Installation, Placement, and Safety Codes
Proper installation of a gas wall heater demands strict adherence to manufacturer specifications and local building codes, which are designed to prevent fires and ensure safe gas handling. A fundamental requirement involves maintaining specific clearances from combustible surfaces, such as walls, furniture, and curtains. These clearances are measured from the heater’s casing and are detailed on a permanent label affixed to the appliance, often requiring a minimum of 6 to 12 inches of open space on the sides and top.
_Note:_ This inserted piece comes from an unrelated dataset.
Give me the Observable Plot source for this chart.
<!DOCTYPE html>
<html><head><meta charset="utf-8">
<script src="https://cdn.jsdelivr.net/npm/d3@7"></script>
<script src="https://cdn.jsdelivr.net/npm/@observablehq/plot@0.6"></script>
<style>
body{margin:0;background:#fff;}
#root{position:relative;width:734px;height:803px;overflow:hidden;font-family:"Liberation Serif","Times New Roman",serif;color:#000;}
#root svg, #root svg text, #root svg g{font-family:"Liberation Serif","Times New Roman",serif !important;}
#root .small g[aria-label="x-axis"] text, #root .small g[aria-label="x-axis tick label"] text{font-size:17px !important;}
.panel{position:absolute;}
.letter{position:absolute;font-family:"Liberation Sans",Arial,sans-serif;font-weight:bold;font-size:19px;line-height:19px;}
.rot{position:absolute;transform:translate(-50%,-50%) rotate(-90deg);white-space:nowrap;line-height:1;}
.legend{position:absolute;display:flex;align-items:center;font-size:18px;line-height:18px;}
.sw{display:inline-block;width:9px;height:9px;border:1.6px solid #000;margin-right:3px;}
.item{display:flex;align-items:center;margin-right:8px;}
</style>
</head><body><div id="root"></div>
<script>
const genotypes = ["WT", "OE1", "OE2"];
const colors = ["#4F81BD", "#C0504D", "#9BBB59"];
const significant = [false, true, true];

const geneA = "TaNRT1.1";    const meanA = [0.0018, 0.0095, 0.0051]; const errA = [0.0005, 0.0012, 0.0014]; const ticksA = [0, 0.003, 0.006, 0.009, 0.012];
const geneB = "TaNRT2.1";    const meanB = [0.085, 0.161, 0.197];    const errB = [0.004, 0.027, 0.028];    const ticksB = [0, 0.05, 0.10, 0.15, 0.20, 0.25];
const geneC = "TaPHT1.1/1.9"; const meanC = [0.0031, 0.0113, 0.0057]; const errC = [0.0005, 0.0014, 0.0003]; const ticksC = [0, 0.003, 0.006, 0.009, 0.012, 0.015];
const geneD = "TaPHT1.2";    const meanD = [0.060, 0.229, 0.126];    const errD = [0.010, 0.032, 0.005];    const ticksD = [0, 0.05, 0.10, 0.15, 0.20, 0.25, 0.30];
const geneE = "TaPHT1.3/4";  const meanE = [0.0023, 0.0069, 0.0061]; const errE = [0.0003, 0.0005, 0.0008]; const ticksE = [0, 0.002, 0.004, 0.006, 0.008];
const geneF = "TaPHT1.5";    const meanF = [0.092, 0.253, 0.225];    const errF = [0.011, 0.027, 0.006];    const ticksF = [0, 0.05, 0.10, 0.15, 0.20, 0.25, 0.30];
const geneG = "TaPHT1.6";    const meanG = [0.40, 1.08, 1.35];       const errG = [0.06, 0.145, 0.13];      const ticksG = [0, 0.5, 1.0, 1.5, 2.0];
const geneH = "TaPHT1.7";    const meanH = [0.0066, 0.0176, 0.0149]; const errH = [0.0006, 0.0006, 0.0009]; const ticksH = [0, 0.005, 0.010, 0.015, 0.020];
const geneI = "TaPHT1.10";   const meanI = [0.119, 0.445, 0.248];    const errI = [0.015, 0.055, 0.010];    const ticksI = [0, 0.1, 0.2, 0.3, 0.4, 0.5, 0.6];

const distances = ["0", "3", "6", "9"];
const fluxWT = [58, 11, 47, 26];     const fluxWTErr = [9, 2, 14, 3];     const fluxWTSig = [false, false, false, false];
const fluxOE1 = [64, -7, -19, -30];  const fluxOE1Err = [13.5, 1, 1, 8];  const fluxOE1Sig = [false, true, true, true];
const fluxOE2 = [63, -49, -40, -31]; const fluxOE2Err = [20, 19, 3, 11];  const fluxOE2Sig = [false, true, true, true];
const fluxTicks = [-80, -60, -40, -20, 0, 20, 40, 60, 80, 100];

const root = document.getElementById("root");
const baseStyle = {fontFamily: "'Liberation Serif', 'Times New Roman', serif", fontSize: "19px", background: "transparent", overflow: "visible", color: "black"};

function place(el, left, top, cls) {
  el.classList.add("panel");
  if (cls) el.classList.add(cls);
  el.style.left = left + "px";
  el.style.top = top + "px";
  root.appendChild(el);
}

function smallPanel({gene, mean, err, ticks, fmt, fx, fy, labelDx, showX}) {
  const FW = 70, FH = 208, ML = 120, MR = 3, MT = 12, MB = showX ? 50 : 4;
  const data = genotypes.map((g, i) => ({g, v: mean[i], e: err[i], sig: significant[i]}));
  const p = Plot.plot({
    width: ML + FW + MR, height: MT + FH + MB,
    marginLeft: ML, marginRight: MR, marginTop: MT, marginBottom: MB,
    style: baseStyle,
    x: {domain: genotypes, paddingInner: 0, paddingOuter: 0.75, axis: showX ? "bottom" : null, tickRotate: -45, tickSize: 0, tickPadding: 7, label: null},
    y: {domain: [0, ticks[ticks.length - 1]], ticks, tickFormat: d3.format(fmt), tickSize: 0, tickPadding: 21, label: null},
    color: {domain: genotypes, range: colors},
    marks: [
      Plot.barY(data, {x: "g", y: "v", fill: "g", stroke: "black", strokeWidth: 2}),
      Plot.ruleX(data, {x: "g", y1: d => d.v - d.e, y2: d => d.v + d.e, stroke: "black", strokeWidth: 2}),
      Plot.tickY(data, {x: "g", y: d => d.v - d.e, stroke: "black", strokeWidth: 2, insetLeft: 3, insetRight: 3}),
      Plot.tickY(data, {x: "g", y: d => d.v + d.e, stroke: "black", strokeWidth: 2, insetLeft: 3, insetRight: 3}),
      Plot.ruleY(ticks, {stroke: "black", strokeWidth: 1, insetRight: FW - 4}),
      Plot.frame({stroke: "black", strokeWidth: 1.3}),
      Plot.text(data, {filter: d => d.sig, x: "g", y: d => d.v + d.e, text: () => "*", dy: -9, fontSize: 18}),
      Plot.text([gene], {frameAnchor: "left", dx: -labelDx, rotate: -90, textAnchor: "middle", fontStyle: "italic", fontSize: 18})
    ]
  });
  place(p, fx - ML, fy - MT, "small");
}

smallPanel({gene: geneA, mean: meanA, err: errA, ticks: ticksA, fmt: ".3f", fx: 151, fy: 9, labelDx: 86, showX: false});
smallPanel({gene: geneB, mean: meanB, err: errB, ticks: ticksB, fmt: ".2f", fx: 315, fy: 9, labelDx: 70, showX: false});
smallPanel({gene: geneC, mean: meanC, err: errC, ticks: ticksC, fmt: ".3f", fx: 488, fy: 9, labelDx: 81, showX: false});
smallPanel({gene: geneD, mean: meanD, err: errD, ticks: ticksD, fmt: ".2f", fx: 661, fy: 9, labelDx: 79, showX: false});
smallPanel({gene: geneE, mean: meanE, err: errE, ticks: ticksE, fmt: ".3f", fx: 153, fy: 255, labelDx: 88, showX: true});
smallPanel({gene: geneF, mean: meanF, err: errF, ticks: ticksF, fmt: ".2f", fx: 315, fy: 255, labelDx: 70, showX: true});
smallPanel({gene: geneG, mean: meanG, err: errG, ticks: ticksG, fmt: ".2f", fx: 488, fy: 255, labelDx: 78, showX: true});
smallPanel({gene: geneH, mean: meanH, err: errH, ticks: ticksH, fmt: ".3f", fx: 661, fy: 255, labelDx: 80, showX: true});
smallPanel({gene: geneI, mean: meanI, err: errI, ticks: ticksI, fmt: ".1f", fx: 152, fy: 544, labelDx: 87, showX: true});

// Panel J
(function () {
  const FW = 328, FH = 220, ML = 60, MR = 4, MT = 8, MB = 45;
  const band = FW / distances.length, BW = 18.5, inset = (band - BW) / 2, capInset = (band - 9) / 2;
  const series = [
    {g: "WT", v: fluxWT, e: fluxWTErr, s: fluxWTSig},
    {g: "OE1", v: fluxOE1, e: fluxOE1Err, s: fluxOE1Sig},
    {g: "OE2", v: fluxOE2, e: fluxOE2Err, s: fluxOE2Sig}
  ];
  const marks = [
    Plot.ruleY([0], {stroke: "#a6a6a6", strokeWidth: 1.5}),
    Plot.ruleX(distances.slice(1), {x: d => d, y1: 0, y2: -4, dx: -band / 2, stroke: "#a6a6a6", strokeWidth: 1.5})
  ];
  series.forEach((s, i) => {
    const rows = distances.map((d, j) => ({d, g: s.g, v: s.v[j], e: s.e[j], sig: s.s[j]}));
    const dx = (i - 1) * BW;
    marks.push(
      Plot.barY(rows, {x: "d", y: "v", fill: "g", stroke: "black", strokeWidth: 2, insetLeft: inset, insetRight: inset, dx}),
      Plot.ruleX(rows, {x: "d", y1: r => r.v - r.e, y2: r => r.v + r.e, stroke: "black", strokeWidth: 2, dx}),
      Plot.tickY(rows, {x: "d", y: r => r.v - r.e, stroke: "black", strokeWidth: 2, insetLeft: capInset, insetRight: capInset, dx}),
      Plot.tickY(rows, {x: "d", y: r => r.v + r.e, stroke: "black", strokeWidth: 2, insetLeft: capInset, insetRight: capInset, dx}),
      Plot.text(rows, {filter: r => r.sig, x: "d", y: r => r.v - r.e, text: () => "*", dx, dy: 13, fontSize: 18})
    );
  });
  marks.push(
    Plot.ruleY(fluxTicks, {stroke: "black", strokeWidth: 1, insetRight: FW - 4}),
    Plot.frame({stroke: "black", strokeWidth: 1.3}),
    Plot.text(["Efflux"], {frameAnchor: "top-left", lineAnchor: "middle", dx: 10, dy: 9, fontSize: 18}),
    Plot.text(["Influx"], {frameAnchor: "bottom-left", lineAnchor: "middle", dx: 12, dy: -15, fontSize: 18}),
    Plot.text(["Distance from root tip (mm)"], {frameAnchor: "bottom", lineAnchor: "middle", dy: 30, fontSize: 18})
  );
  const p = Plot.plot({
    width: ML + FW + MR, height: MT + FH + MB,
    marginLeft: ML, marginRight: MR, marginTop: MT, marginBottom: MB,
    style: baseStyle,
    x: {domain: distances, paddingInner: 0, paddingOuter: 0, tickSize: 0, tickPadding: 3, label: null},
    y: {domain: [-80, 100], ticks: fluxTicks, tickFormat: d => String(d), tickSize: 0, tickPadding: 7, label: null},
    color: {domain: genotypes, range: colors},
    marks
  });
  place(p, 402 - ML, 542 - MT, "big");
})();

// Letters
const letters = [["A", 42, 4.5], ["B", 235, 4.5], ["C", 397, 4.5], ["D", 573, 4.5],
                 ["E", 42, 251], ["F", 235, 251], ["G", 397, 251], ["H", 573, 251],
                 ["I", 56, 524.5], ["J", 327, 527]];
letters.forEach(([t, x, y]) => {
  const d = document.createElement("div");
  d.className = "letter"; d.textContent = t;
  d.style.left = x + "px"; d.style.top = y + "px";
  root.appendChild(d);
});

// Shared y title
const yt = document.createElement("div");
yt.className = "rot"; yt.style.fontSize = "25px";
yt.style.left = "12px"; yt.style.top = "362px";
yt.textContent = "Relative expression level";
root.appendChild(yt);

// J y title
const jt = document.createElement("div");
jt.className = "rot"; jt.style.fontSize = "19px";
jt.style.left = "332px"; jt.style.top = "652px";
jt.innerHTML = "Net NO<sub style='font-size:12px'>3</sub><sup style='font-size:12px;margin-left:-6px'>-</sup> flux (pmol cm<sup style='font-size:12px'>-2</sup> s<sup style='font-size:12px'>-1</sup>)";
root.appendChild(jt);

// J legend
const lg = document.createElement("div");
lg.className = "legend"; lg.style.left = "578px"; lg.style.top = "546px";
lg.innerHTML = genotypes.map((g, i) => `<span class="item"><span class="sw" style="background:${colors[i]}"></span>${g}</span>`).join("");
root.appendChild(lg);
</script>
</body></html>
Connecting the unit to the gas supply line, whether natural gas or propane, requires specialized knowledge and often a permit, making it a task reserved for licensed professionals. The gas line must be sized correctly to deliver the required volume and pressure of fuel, measured in BTUs per hour, to the heater’s regulator for efficient and safe operation. Incorrect line sizing can lead to poor performance or potential safety hazards.
Placement considerations are crucial, especially for vented models requiring an unobstructed path for the flue pipe. Direct-vent models, which use a sealed pipe system drawing air from outside and exhausting outside, must be installed on an exterior wall. Installing a carbon monoxide (CO) detector in the same room as the heater, and on every level of the home, is necessary, particularly when operating vent-free models that release combustion byproducts indoors.
Local safety codes often dictate the maximum BTU output permitted for a given space and may specify minimum ventilation requirements. Ignoring these codes creates a significant risk of fire, explosion, or carbon monoxide poisoning. Always consult the specific codes enforced by the Authority Having Jurisdiction (AHJ) before commencing any installation work.
Operational Tips for Maximum Efficiency
Optimizing gas wall heater operation involves leveraging the thermostat for zone heating and ensuring proper airflow. Since these heaters are designed to heat a specific area, the thermostat should be set for the occupied zone, not attempting to heat an entire home. Utilizing the setback function allows programming a lower temperature, typically a 5 to 8-degree Fahrenheit reduction, when the area is empty or during sleeping hours.
Avoiding large, sudden temperature swings benefits efficiency and component longevity. Instead of drastically lowering the thermostat when leaving and then setting it very high upon returning, using the programmable feature or making gradual adjustments is more effective. This prevents the heater from running a prolonged, high-fire cycle to recover a significant temperature drop.
Regular maintenance contributes to sustained efficiency. Dust and lint accumulation on the burner and internal fins can impede heat transfer. Periodically cleaning the air intake and output grilles ensures proper airflow for efficient heat distribution and accurate temperature reading by the thermostat.